Evaluating a front office can be a really difficult thing in MLB since there are so many different factors that play into the success of a team over 162 games, that oftentimes the moves made by management may appear better or worse than they actually are. What isn't hard though is telling when a team has a bad front office, and that's certainly not the case in Toronto. The trades that acquired players like Teoscar Hernández, Robbie Ray, Adam Cimber, and Ross Stripling are all examples of moves that have required relatively little in terms of compensation, but all got the team players who ranged from impact players to Cy Young and Silver Slugger winners. There are some smaller moves too that have given the team some solid pieces. In 2018, the Blue Jays dealt Steve Pierce to the Red Sox at the deadline in exchange for Santiago Espinal. In 2017, the Blue Jays acquired Samad Taylor from the Guardians in exchange for reliever Joe Smith, and in 2022 they were able to use Taylor and Max Castillo to acquire Whit Merrifield. Combine this with the fact that the Marcus Stroman trade is the only time they've really given up a strong starter for little in return, even though they were able to use a piece from that to acquire Berríos two seasons later, and it's hard to poke holes in the roster building of the teams. They've also brought in some key players in free agency, with George Springer and Kevin Gausman being great additions to the roster, Chris Bassitt potentially being the final piece of a top-tier rotation, as well as Kiermaier and Belt being solid vets to help with the backend of the lineup. There's obviously the case of players like Hyun Jin Ryu and Yusei Kikuchi, both of whom haven't had the tenure the team was hoping for so far, but when it comes down to it, the failed contracts don't matter all that much thanks to the next reason the Blue Jays are in such a good spot.
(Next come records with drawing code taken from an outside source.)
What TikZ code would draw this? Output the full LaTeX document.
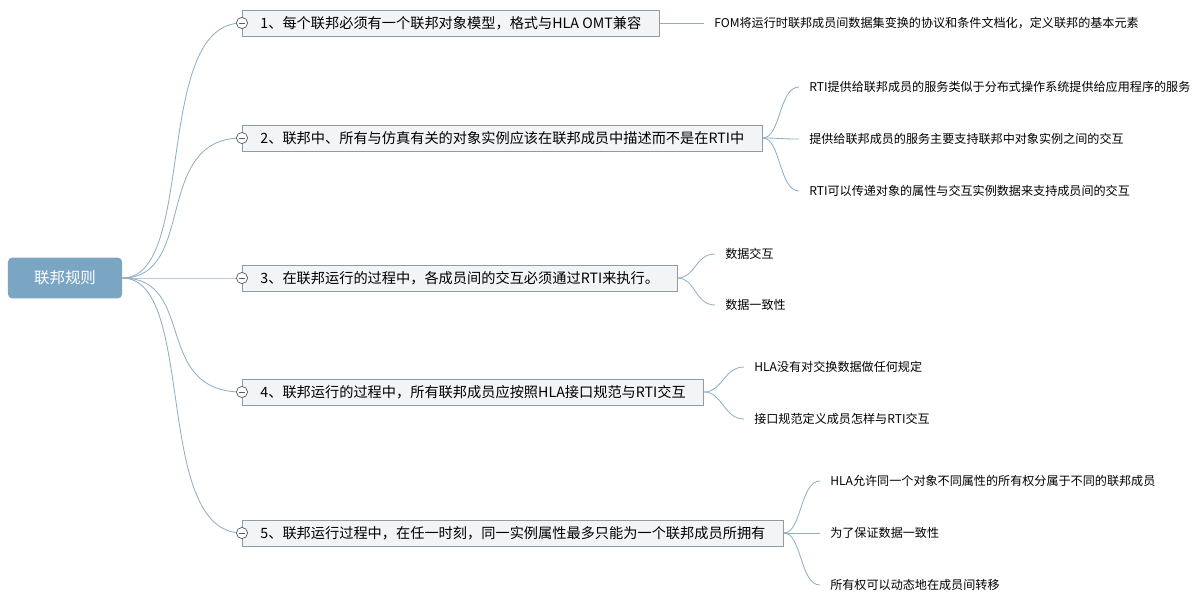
\documentclass[tikz,border=0pt]{standalone}
\usepackage{fontspec}
\usetikzlibrary{calc}
\setmainfont{Noto Sans CJK SC}
\begin{document}
\begin{tikzpicture}[x=0.025cm,y=-0.025cm,
 line/.style={draw=lnc,line width=0.6pt},
 branch/.style={draw=bdc,fill=bfc,line width=0.6pt,minimum height=0.65cm,anchor=west,inner xsep=0.45cm,font=\fontsize{10.1}{12}\selectfont},
 leaf/.style={anchor=west,inner sep=0pt,font=\fontsize{8.6}{10}\selectfont},
 tog/.style={circle,draw=gray!70!black,fill=white,minimum size=0.28cm,inner sep=0pt,line width=0.5pt}]
\definecolor{lnc}{HTML}{8FAFC6}
\definecolor{bdc}{HTML}{8E9CA6}
\definecolor{bfc}{HTML}{F2F4F6}
\definecolor{rootc}{HTML}{7AA5C3}
\useasboundingbox (0,0) rectangle (1195,600);
\node[fill=rootc,rounded corners=3pt,minimum width=2.85cm,minimum height=1.02cm,text=white,font=\fontsize{11}{13}\selectfont] (root) at (65,278) {联邦规则};
\node[branch] (b1) at (242,23) {1、每个联邦必须有一个联邦对象模型，格式与HLA OMT兼容};
\node[branch] (b2) at (242,138) {2、联邦中、所有与仿真有关的对象实例应该在联邦成员中描述而不是在RTI中};
\node[branch] (b3) at (242,278) {3、在联邦运行的过程中，各成员间的交互必须通过RTI来执行。};
\node[branch] (b4) at (242,392) {4、联邦运行的过程中，所有联邦成员应按照HLA接口规范与RTI交互};
\node[branch] (b5) at (242,533) {5、联邦运行过程中，在任一时刻，同一实例属性最多只能为一个联邦成员所拥有};
\foreach \b in {b1,b2,b3,b4,b5}{
  \draw[line] (root.east) .. controls ($(root.east)+(75,0)$) and ($(\b.west)+(-90,0)$) .. (\b.west);
  \node[tog] (t\b) at (\b.west) {};
  \draw[gray!70!black,line width=0.5pt] ($(t\b.center)+(-3,0)$) -- ($(t\b.center)+(3,0)$);
}
\node[leaf] (l1) at (714,23) {FOM将运行时联邦成员间数据集变换的协议和条件文档化，定义联邦的基本元素};
\node[leaf] (l21) at (809,87) {RTI提供给联邦成员的服务类似于分布式操作系统提供给应用程序的服务};
\node[leaf] (l22) at (809,139) {提供给联邦成员的服务主要支持联邦中对象实例之间的交互};
\node[leaf] (l23) at (809,191) {RTI可以传递对象的属性与交互实例数据来支持成员间的交互};
\node[leaf] (l31) at (725,254) {数据交互};
\node[leaf] (l32) at (725,305) {数据一致性};
\node[leaf] (l41) at (754,367) {HLA没有对交换数据做任何规定};
\node[leaf] (l42) at (754,419) {接口规范定义成员怎样与RTI交互};
\node[leaf] (l51) at (830,481) {HLA允许同一个对象不同属性的所有权分属于不同的联邦成员};
\node[leaf] (l52) at (830,533) {为了保证数据一致性};
\node[leaf] (l53) at (830,585) {所有权可以动态地在成员间转移};
\draw[line] (b1.east) -- ($(l1.west)+(-10,0)$);
\foreach \b/\l in {b2/l21,b2/l22,b2/l23,b3/l31,b3/l32,b4/l41,b4/l42,b5/l51,b5/l52,b5/l53}{
  \draw[line] (\b.east) .. controls ($(\b.east)+(18,0)$) and ($(\l.west)+(-30,0)$) .. ($(\l.west)+(-10,0)$);
}
\end{tikzpicture}
\end{document}
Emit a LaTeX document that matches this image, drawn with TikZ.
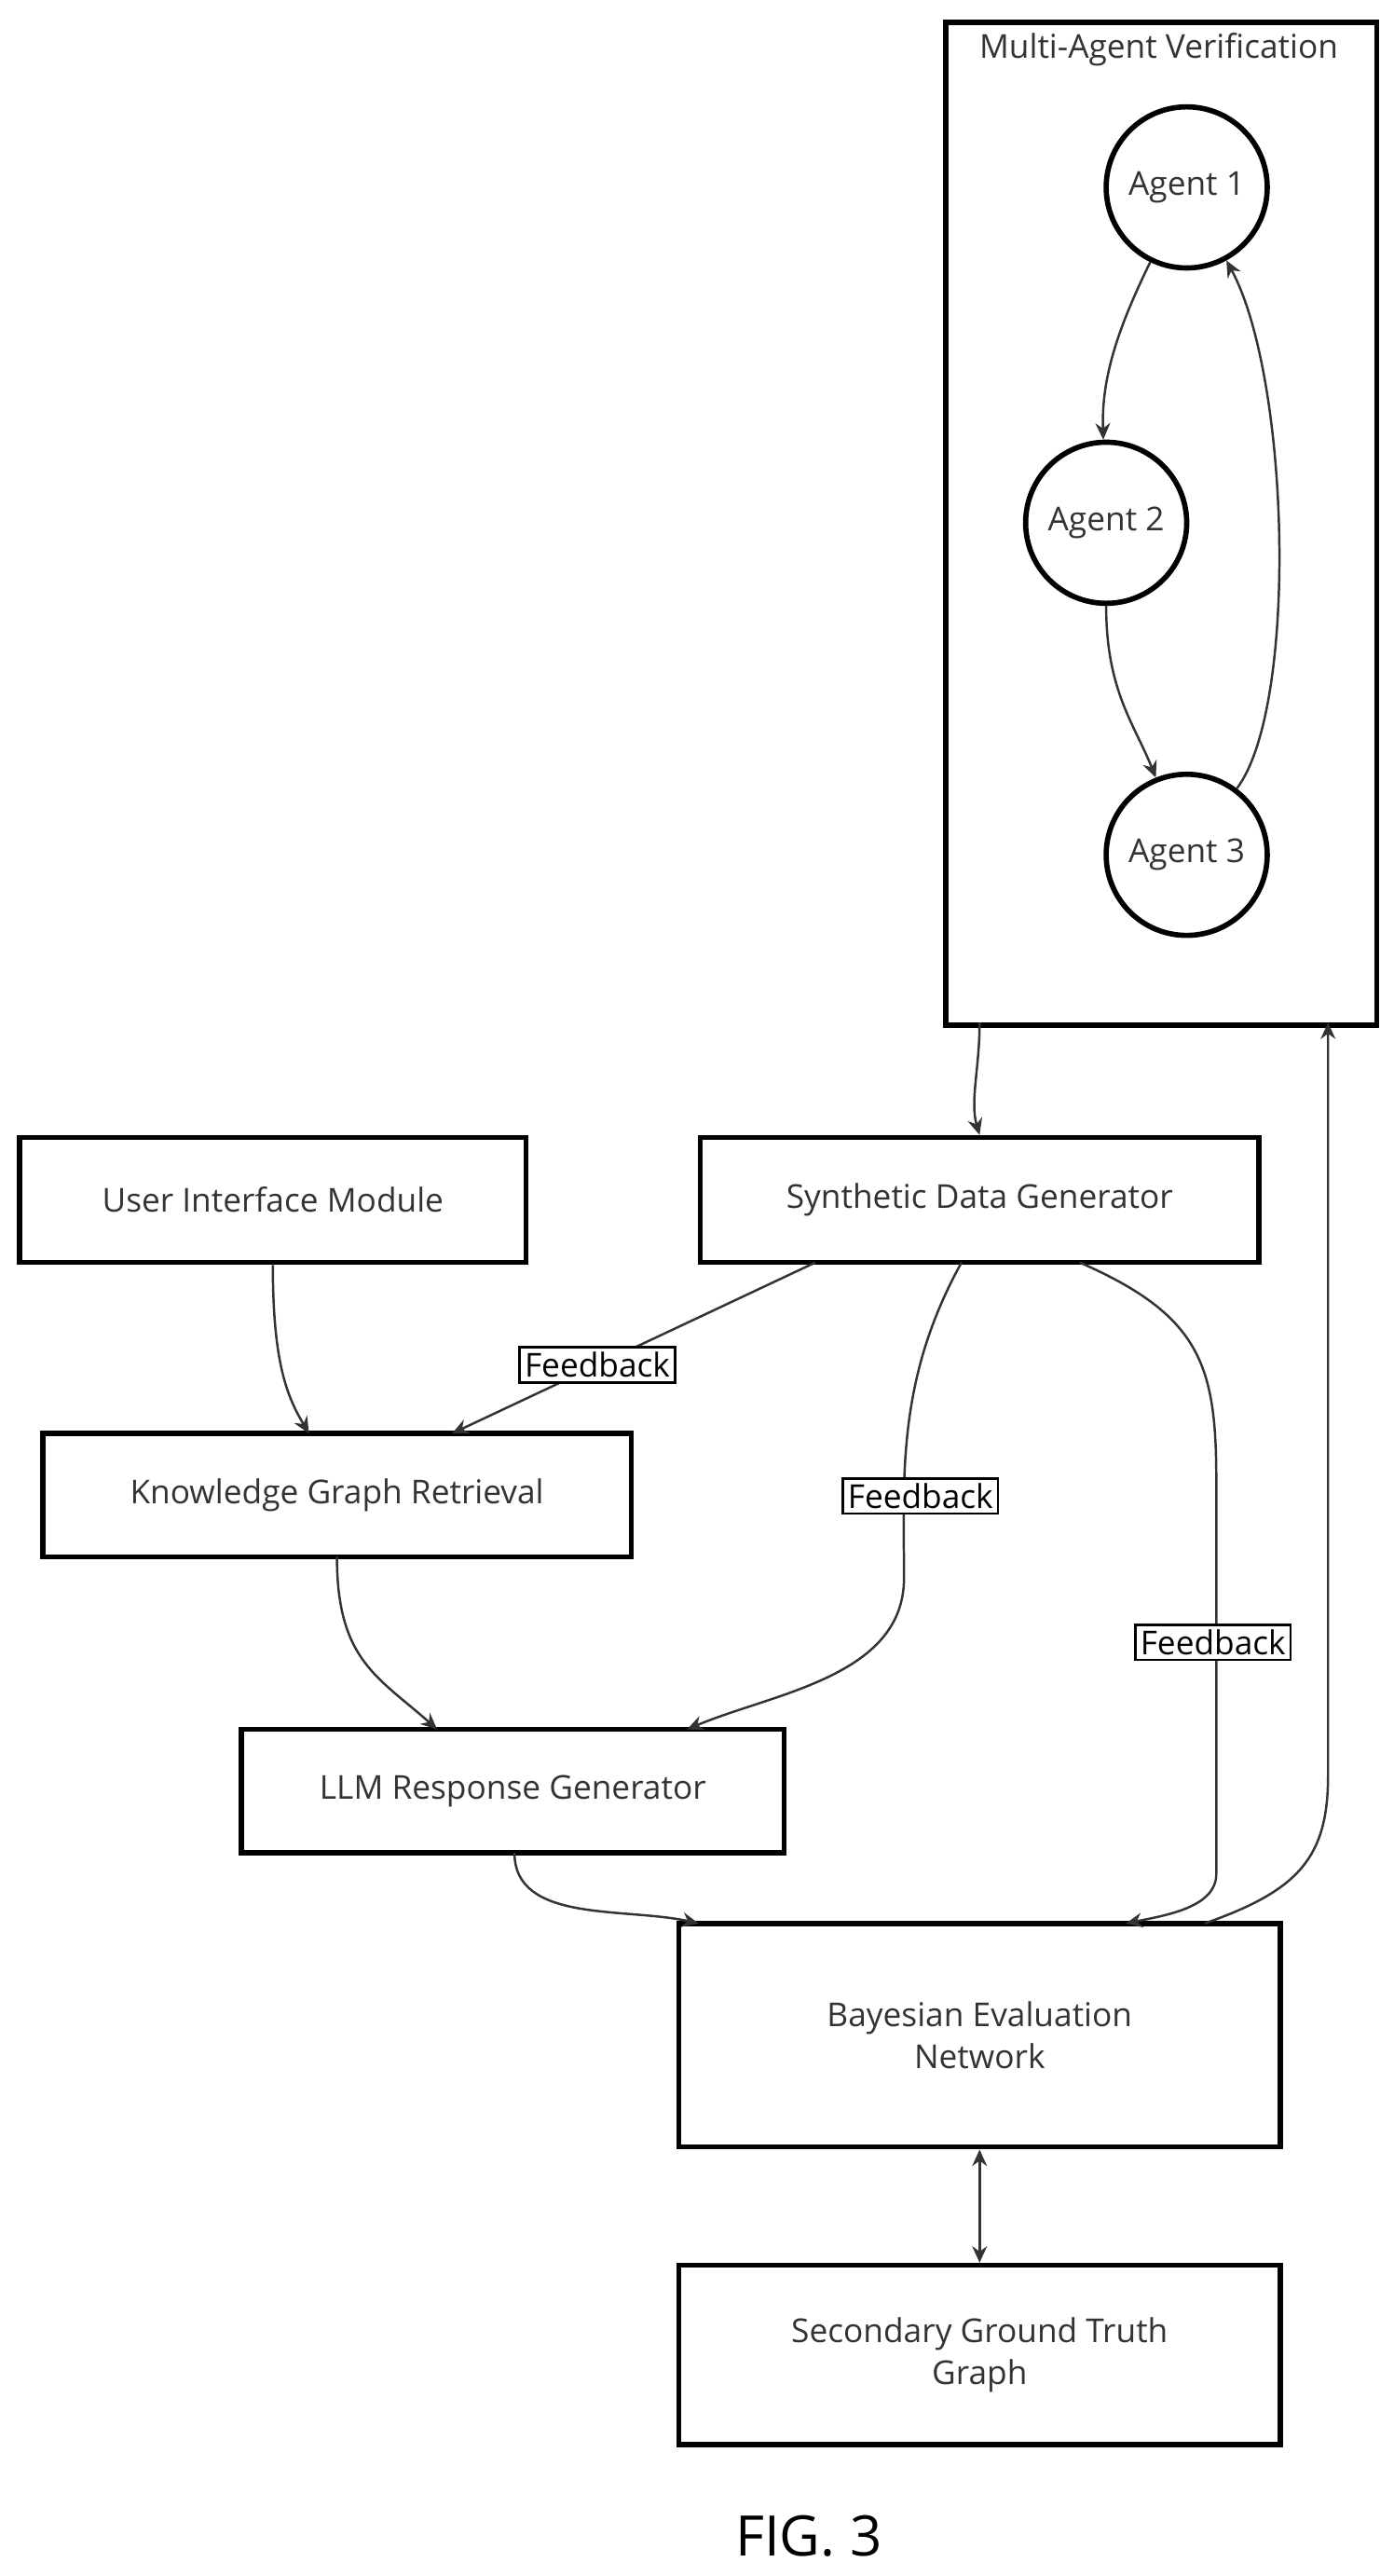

Ownership that is willing to spend

Entering 2023, the Blue Jays have the sixth-highest total payroll in MLB, behind only the Mets, Yankees, Padres, Phillies, and Dodgers. This is even considering that some of their top young players have yet to get big extensions yet, meaning this team has been willing to not only invest in young talent but to do what it takes to get the necessary pieces around them. In other leagues that have a true salary cap, throwing around money can be the downfall of organizations, but in MLB, you can essentially spend whatever you want to make your team as good as possible, and the Jays have been doing just that. Starting with signing Ryu during the 2020 offseason, the organization has shown a willingness to spend money on big-name players and has made Toronto a far more appealing place to come than it has ever been. The Berríos extension last offseason seems like an encouraging sign that they'll shell out the money for their own players, but with Guerrero and Bichette rapidly approaching the open market, we'll see how much ownership is really willing to pay. For now, the Blue Jays seem to have one of the owners most willing to spend in baseball.

They're winning games

What's most important and what puts the Blue Jays in such a good position right now is that, despite not reaching the top of the mountain just yet, they've been winning games. Over the last three seasons, the team has a 215-169 record, which is seventh best in MLB, and they're one of only three teams to have more than 90 wins in each of the last two seasons. Again, they obviously haven't reached their ultimate goal, but this team has already started building toward it and have shown that they have what it takes to win games. Now it's just a matter of continuing this success into October.

In a perfect world, the Blue Jays would already have won multiple World Series by now, but as mentioned earlier, only one team can do that in any given season. Right now, the Jays have the roster, management, and ownership in place to put them in as good of a position to win as possible, and are in as good of a place as any team in baseball.